Answer to Question 46

 

 At the time when you contemplated becoming a monk you didn’t tell me of your traumatic experience and that because of this you wanted to abandon the terrible world we live in. If I had known at the time I would have tried to persuade you to rethink because you would have been entering a monastery for the wrong reasons.

 

 Now I can also understand your previous questions on human suffering and why God would allow someone to suffer.  You ask if what happened to you was part of some Divine plan. God didn’t send the attack on your loved one; God does not take pleasure in destroying the living things he has created. It was a result of evil influencing certain individuals to do harm to others. I have mentioned before that God does not intervene because he respects man’s freewill even the choices of the evil person to do harm. It does not mean that God likes it or approves of it, but the evil person it also his child and is given the same opportunity to repent of his evil until his earthly life comes to an end.
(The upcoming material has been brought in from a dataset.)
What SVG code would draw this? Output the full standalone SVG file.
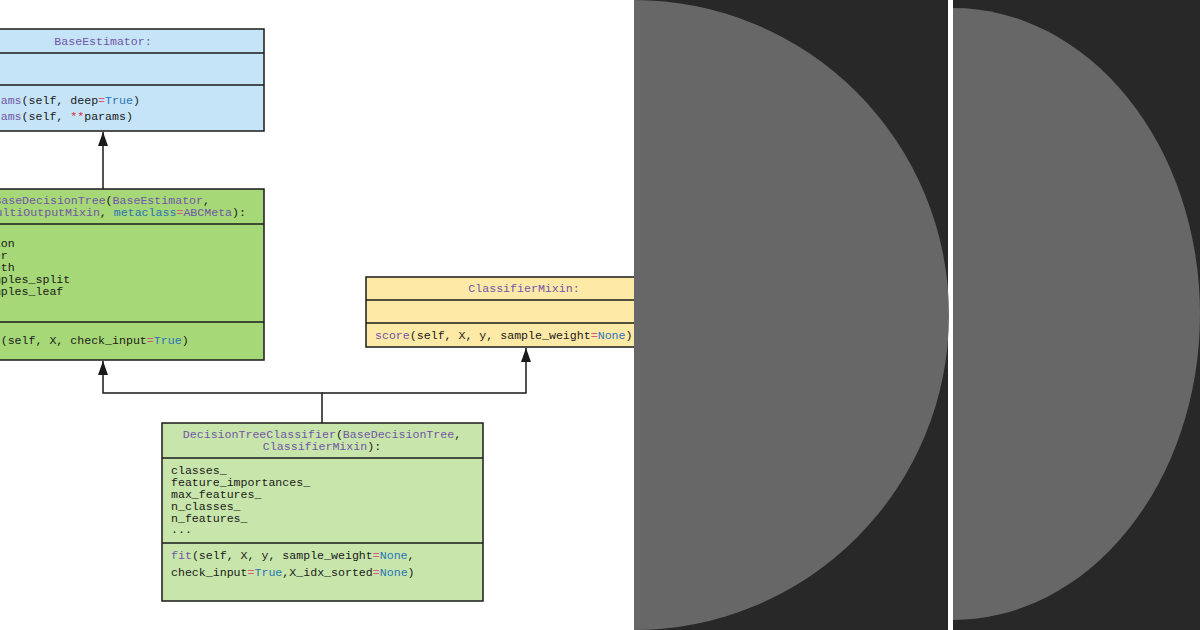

This can be difficult to understand because with our logic and human judgment it may seem that God allows the evil person to operate without repercussions, but that is only in this temporary world. God sees the eternal truth were the perpetrator will not escape his punishment in eternity. 

 

Nevertheless, we say that nothing in our lives happens without a reason. I suppose what we mean by this is that we can turn the evil done against us into a reason to bring us closer to God. That is why the fathers of the Church tell us to look upon our infirmities and life’s difficulties as a blessing from God for they are often a source for us to grow stronger in faith. Only you will understand if the evil done against you and the loss of your loved one has brought you closer to God and helped you grow spiritually.

 

You ask how to deal with such a traumatic attack? Only God’s love can bring true healing and prayer is the means by which we seek his love. When we ask for God’s mercy we are in fact asking him to heal our existence in such a way as to allow him to find rest within our own hearts and bring about a union with his love. When this happens then our difficulties in life begin to fade and we begin to see things in a different light. This will not happen overnight; it is easy to love those who do good to us, but the hardest thing to love those that cause harm to us and hate and persecute us. But if we persevere in prayer and allow God to heal our pains, then one day we will like Christ say: forgive them Lord for they know not what they do.